Last week, in Russo v. POM Recoveries, Inc., the United States District Court for the Eastern District of New York denied summary judgment and allowed a suit to proceed against a debt collector for an alleged violation of Section 1692c of the Fair Debt Collection Practices Act. Plaintiff John Paul Russo alleged that POM violated the FDCPA by communicating with a third party about a medical debt that he owed. The Court ruled that the debt collector needed direct consent from Russo to leave a voicemail for him at the telephone number that he provided to the hospital, which turned out to no longer be his cell phone number when the message was left; thus, leading to an improper communication about Russo’s debt with the current subscriber.
Russo’s claim stems from defaulted consumer debt incurred for medical services. When Russo was admitted for the medical services, he signed a form that, in relevant part, authorized the hospital and “its agents and contractors” to contact Russo using “an automated telephone dialing system or prerecorded or artificial voice.”
When Russo defaulted on his obligation to make payment, the hospital hired POM to collect the amount owed. POM called the cell phone number that Russo provided on his admission form and left a voicemail regarding the debt. However, the number turned out not to belong to Russo.
Based on these facts, Russo sued POM claiming he had not given consent directly to POM to discuss his debt with a third party, as required by 15 U.S.C. § 1692c(b). In pertinent part, Section 1692c(b) states that “without the prior consent of the consumer given directly to the debt collector…a debt collector may not communicate, in connection with the collection of any debt, with any person other than the consumer.” (emphasis added).
In support of the summary judgment motion, POM argued that the voicemail did not violate the FDCPA because Russo expressly consented to contact on his cell phone by “agents and contractors” of the hospital. Relying on Reyes v. Lincoln Auto. Fin. Servs., POM further argued that Russo was not permitted to unilaterally revoke his contractually granted consent based on the Second Circuit’s decision that for purposes of the TCPA, a consumer may not unilaterally revoke consent to be called when the consent is provided as part of a bargained-for exchange.
In denying POM’s motion for summary judgment, the Court noted that Russo had not alleged he withdrew consent, only that he had not given consent directly to POM. Accordingly, the Court explained that the interpretation of “consent” as addressed by Reyes was irrelevant to the present case because Russo “did not provide any consent, in connection with the collection of a debt, directly to [POM], the debt collector.”
Russo demonstrates the potential exposure for debt collectors relying on consent granted directly to the original creditor.
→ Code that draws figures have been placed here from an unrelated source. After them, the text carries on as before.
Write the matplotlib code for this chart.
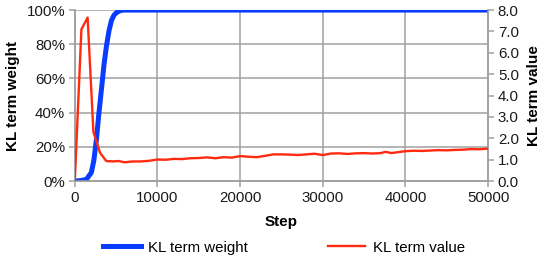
import matplotlib
matplotlib.use("Agg")
import matplotlib.pyplot as plt
from matplotlib.ticker import FuncFormatter, MultipleLocator

plt.rcParams['font.family'] = ['Liberation Sans', 'DejaVu Sans']

# KL term weight (fraction, left axis)
steps_w = [0, 700, 1400, 2000, 2300, 2620, 2900, 3230, 3530, 3830, 4140, 4440, 4740, 5040, 5400, 5850, 7000, 10000, 20000, 30000, 40000, 50000]
weight = [0.0, 0.003, 0.01, 0.05, 0.12, 0.245, 0.39, 0.54, 0.68, 0.79, 0.88, 0.94, 0.97, 0.985, 0.995, 1.0, 1.0, 1.0, 1.0, 1.0, 1.0, 1.0]

# KL term value (right axis)
steps_v = [0, 800, 1550, 2250, 3050, 3800, 4600, 5300, 6000, 7000, 8000, 9000, 10000, 11000, 12000,
           13000, 14000, 15000, 16000, 17000, 18000, 19000, 20000, 21000, 22000, 23000, 24000, 25000,
           26000, 27000, 28000, 29000, 30000, 31000, 32000, 33000, 34000, 35000, 36000, 37000, 37600,
           38300, 39000, 40000, 41000, 42000, 43000, 44000, 45000, 46000, 47000, 48000, 49000, 50000]
value = [0.0, 7.1, 7.65, 2.3, 1.33, 0.94, 0.92, 0.94, 0.88, 0.92, 0.92, 0.95, 1.01, 1.0, 1.04,
         1.03, 1.07, 1.08, 1.11, 1.07, 1.12, 1.1, 1.17, 1.14, 1.12, 1.18, 1.25, 1.25,
         1.24, 1.22, 1.25, 1.28, 1.22, 1.29, 1.3, 1.27, 1.3, 1.31, 1.29, 1.31, 1.37,
         1.31, 1.35, 1.4, 1.42, 1.41, 1.43, 1.45, 1.44, 1.46, 1.47, 1.5, 1.49, 1.52]

fig = plt.figure(figsize=(5.46, 2.58), dpi=100)
ax = fig.add_axes([0.137, 0.298, 0.757, 0.663])
ax2 = ax.twinx()

gray = '#a0a0a0'
ax.set_xlim(0, 50000)
ax.set_ylim(0, 1)
ax2.set_ylim(0, 8)
ax.xaxis.set_major_locator(MultipleLocator(10000))
ax.yaxis.set_major_locator(MultipleLocator(0.2))
ax2.yaxis.set_major_locator(MultipleLocator(1.0))
ax.yaxis.set_major_formatter(FuncFormatter(lambda v, p: f"{v*100:.0f}%"))
ax2.yaxis.set_major_formatter(FuncFormatter(lambda v, p: f"{v:.1f}"))

ax.grid(True, color=gray, lw=1.1)
ax.set_axisbelow(True)
for a in (ax, ax2):
    a.spines['top'].set_visible(False)
    for s in ('left', 'right', 'bottom'):
        a.spines[s].set_color(gray)
        a.spines[s].set_linewidth(1.1)
    a.tick_params(colors=gray, labelcolor='#1a1a1a', labelsize=10.8, length=4, width=1.1, pad=3)

l1, = ax.plot(steps_w, weight, color='#0a3cff', lw=3.6, label='KL term weight', zorder=3)
l2, = ax2.plot(steps_v, value, color='#ff2a10', lw=1.7, label='KL term value', zorder=4)

ax.set_xlabel('Step', fontsize=11, fontweight='bold', labelpad=7)
ax.set_ylabel('KL term weight', fontsize=11, fontweight='bold', labelpad=5)
ax2.set_ylabel('KL term value', fontsize=11, fontweight='bold', labelpad=6)

fig.legend([l1, l2], ['KL term weight', 'KL term value'], loc='center', bbox_to_anchor=(0.52, 0.04),
           ncol=2, frameon=False, fontsize=10.8, handlelength=2.5, columnspacing=5.3, handletextpad=0.5)

fig.savefig('out.png', dpi=100)
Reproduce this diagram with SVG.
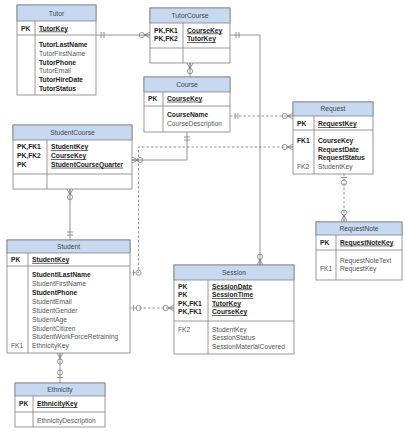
<svg xmlns="http://www.w3.org/2000/svg" xmlns:xlink="http://www.w3.org/1999/xlink" width="407" height="448" viewBox="0 0 407 448">
<style>
text{font-family:"Liberation Sans",Arial,sans-serif;font-size:6.7px;fill:#555}
.h{text-anchor:middle;fill:#444}
.b{font-weight:bold;fill:#222}
.u{text-decoration:underline}
.box{fill:#fff;stroke:#808080;stroke-width:0.8}
.hd{fill:#c6d9f1;stroke:#808080;stroke-width:0.8}
.ln{stroke:#808080;stroke-width:0.8;fill:none}
.cn{stroke:#7a7a7a;stroke-width:0.8;fill:none}
.dash{stroke-dasharray:2.5,2}
.sym{stroke:#7a7a7a;stroke-width:0.8;fill:none}
.sym circle{fill:#fff}
</style>
<defs>
<g id="zm"><path d="M-5.5,0 L0,-3 M-5.5,0 L0,0 M-5.5,0 L0,3"/><circle cx="-8.2" cy="0" r="2.6"/></g>
<g id="oo"><path d="M-5,-3 V3 M-8,-3 V3"/></g>
<g id="zo"><path d="M-3.5,-3 V3"/><circle cx="-8.5" cy="0" r="2.6"/></g>
<g id="zmx"><path d="M-5.5,0 L0,-3 M-5.5,0 L0,0 M-5.5,0 L0,3"/><circle cx="-8.5" cy="0" r="2.6"/></g>
</defs>

<g id="connectors">
<path class="cn" d="M96,35 H150"/>
<path class="cn" d="M190,63 V77"/>
<path class="cn" d="M230,35 H260 V265"/>
<path class="cn dash" d="M230,116 H293"/>
<path class="cn" d="M187,132 V160 H132"/>
<path class="cn dash" d="M293,147 H138.5 V272.7 H130"/>
<path class="cn dash" d="M130,308 H174"/>
<path class="cn" d="M70,189 V240"/>
<path class="cn" d="M60,353 V383"/>
<path class="cn dash" d="M344,174 V222"/>
<g class="sym">
<use xlink:href="#oo" transform="translate(96,35) rotate(180)"/>
<use xlink:href="#zm" transform="translate(150,35)"/>
<use xlink:href="#zm" transform="translate(190,63) rotate(-90)"/>
<use xlink:href="#oo" transform="translate(230,35) rotate(180) translate(-1,0)"/>
<use xlink:href="#zm" transform="translate(260,265) rotate(90)"/>
<use xlink:href="#oo" transform="translate(230,116) rotate(180)"/>
<use xlink:href="#zm" transform="translate(293,116)"/>
<use xlink:href="#oo" transform="translate(187,132) rotate(-90)"/>
<use xlink:href="#zm" transform="translate(132,160) rotate(180)"/>
<use xlink:href="#zm" transform="translate(293,147)"/>
<use xlink:href="#zo" transform="translate(130,272.7) rotate(180)"/>
<use xlink:href="#zo" transform="translate(130,308) rotate(180)"/>
<use xlink:href="#zm" transform="translate(174,308)"/>
<use xlink:href="#zm" transform="translate(70,189) rotate(-90)"/>
<use xlink:href="#oo" transform="translate(70,240) rotate(90)"/>
<use xlink:href="#zmx" transform="translate(60,353) rotate(-90)"/>
<use xlink:href="#zo" transform="translate(60,383) rotate(90) translate(-2,0)"/>
<use xlink:href="#zo" transform="translate(344,174) rotate(-90)"/>
<use xlink:href="#zmx" transform="translate(344,222) rotate(90) translate(-1,0)"/>
</g>
</g>

<g id="Tutor">
<rect class="box" x="17" y="5" width="79" height="90"/>
<rect class="hd" x="17" y="5" width="79" height="16"/>
<path class="ln" d="M17,35 H96 M35,21 V95"/>
<text class="h" x="56.5" y="15.5">Tutor</text>
<text class="b" x="21" y="30.5">PK</text>
<text class="b u" x="39" y="30.5">TutorKey</text>
<text class="b" x="39" y="47.1">TutorLastName</text>
<text x="39" y="55.8">TutorFirstName</text>
<text class="b" x="39" y="64.6">TutorPhone</text>
<text x="39" y="73.3">TutorEmail</text>
<text class="b" x="39" y="82.1">TutorHireDate</text>
<text class="b" x="39" y="90.8">TutorStatus</text>
</g>

<g id="TutorCourse">
<rect class="box" x="150" y="8" width="80" height="55"/>
<rect class="hd" x="150" y="8" width="80" height="15"/>
<path class="ln" d="M150,48 H230 M183,23 V63"/>
<text class="h" x="190" y="17.5">TutorCourse</text>
<text class="b" x="154" y="32.5">PK,FK1</text>
<text class="b u" x="187" y="32.5">CourseKey</text>
<text class="b" x="154" y="41.2">PK,FK2</text>
<text class="b u" x="187" y="41.2">TutorKey</text>
</g>

<g id="Course">
<rect class="box" x="144" y="77" width="86" height="55"/>
<rect class="hd" x="144" y="77" width="86" height="15"/>
<path class="ln" d="M144,106 H230 M163,92 V132"/>
<text class="h" x="187" y="87">Course</text>
<text class="b" x="148" y="100.7">PK</text>
<text class="b u" x="167" y="100.7">CourseKey</text>
<text class="b" x="167" y="117.4">CourseName</text>
<text x="167" y="126.1">CourseDescription</text>
</g>

<g id="Request">
<rect class="box" x="293" y="102" width="80" height="72"/>
<rect class="hd" x="293" y="102" width="80" height="14"/>
<path class="ln" d="M293,130 H373 M314,116 V174"/>
<text class="h" x="333" y="111.4">Request</text>
<text class="b" x="297" y="126">PK</text>
<text class="b u" x="318" y="126">RequestKey</text>
<text class="b" x="297" y="143.4">FK1</text>
<text class="b" x="318" y="143.4">CourseKey</text>
<text class="b" x="318" y="151.9">RequestDate</text>
<text class="b" x="318" y="160.4">RequestStatus</text>
<text x="297" y="169">FK2</text>
<text x="318" y="169">StudentKey</text>
</g>

<g id="StudentCourse">
<rect class="box" x="13" y="125" width="119" height="64"/>
<rect class="hd" x="13" y="125" width="119" height="15"/>
<path class="ln" d="M13,174 H132 M47,140 V189"/>
<text class="h" x="72.5" y="135">StudentCourse</text>
<text class="b" x="17" y="149.4">PK,FK1</text>
<text class="b u" x="51" y="149.4">StudentKey</text>
<text class="b" x="17" y="158">PK,FK2</text>
<text class="b u" x="51" y="158">CourseKey</text>
<text class="b" x="17" y="166.7">PK</text>
<text class="b u" x="51" y="166.7">StudentCourseQuarter</text>
</g>

<g id="RequestNote">
<rect class="box" x="316" y="222" width="86" height="58"/>
<rect class="hd" x="316" y="222" width="86" height="13"/>
<path class="ln" d="M316,250 H402 M336,235 V280"/>
<text class="h" x="359" y="230.8">RequestNote</text>
<text class="b" x="320" y="244.6">PK</text>
<text class="b u" x="340" y="244.6">RequestNoteKey</text>
<text x="340" y="263.4">RequestNoteText</text>
<text x="320" y="270.9">FK1</text>
<text x="340" y="270.9">RequestKey</text>
</g>

<g id="Student">
<rect class="box" x="7" y="240" width="123" height="113"/>
<rect class="hd" x="7" y="240" width="123" height="13"/>
<path class="ln" d="M7,266 H130 M28,253 V353"/>
<text class="h" x="68.5" y="248.5">Student</text>
<text class="b" x="11" y="261.9">PK</text>
<text class="b u" x="32" y="261.9">StudentKey</text>
<text class="b" x="32" y="277.4">StudentlLastName</text>
<text x="32" y="286.3">StudentFirstName</text>
<text class="b" x="32" y="295.1">StudentPhone</text>
<text x="32" y="304">StudentEmail</text>
<text x="32" y="312.8">StudentGender</text>
<text x="32" y="321.7">StudentAge</text>
<text x="32" y="330.5">StudentCitizen</text>
<text x="32" y="339.4">StudentWorkForceRetraining</text>
<text x="11" y="348.2">FK1</text>
<text x="32" y="348.2">EthnicityKey</text>
</g>

<g id="Session">
<rect class="box" x="174" y="265" width="120" height="89"/>
<rect class="hd" x="174" y="265" width="120" height="15"/>
<path class="ln" d="M174,321 H294 M208,280 V354"/>
<text class="h" x="234" y="275">Session</text>
<text class="b" x="178" y="288.5">PK</text>
<text class="b u" x="212" y="288.5">SessionDate</text>
<text class="b" x="178" y="297">PK</text>
<text class="b u" x="212" y="297">SessionTime</text>
<text class="b" x="178" y="305.5">PK,FK1</text>
<text class="b u" x="212" y="305.5">TutorKey</text>
<text class="b" x="178" y="314">PK,FK1</text>
<text class="b u" x="212" y="314">CourseKey</text>
<text x="178" y="331.7">FK2</text>
<text x="212" y="331.7">StudentKey</text>
<text x="212" y="340.2">SessionStatus</text>
<text x="212" y="348.9">SessionMaterialCovered</text>
</g>

<g id="Ethnicity">
<rect class="box" x="15" y="383" width="90" height="44"/>
<rect class="hd" x="15" y="383" width="90" height="13"/>
<path class="ln" d="M15,412 H105 M33,396 V427"/>
<text class="h" x="60" y="391.5">Ethnicity</text>
<text class="b" x="19" y="406">PK</text>
<text class="b u" x="37" y="406">EthnicityKey</text>
<text x="37" y="422.5">EthnicityDescription</text>
</g>
</svg>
Companies face potential liability not only under the TCPA to the called party for calls placed without consent, but also under the FDCPA to the consumer for communicating with a third party without the consent of the consumer given directly to the debt collector. In light of Russo, it is vital that debt collectors verify that the numbers dialed by their telephony systems belong to the consumers who incurred the debt, not to third parties, in particular before leaving messages about the debt.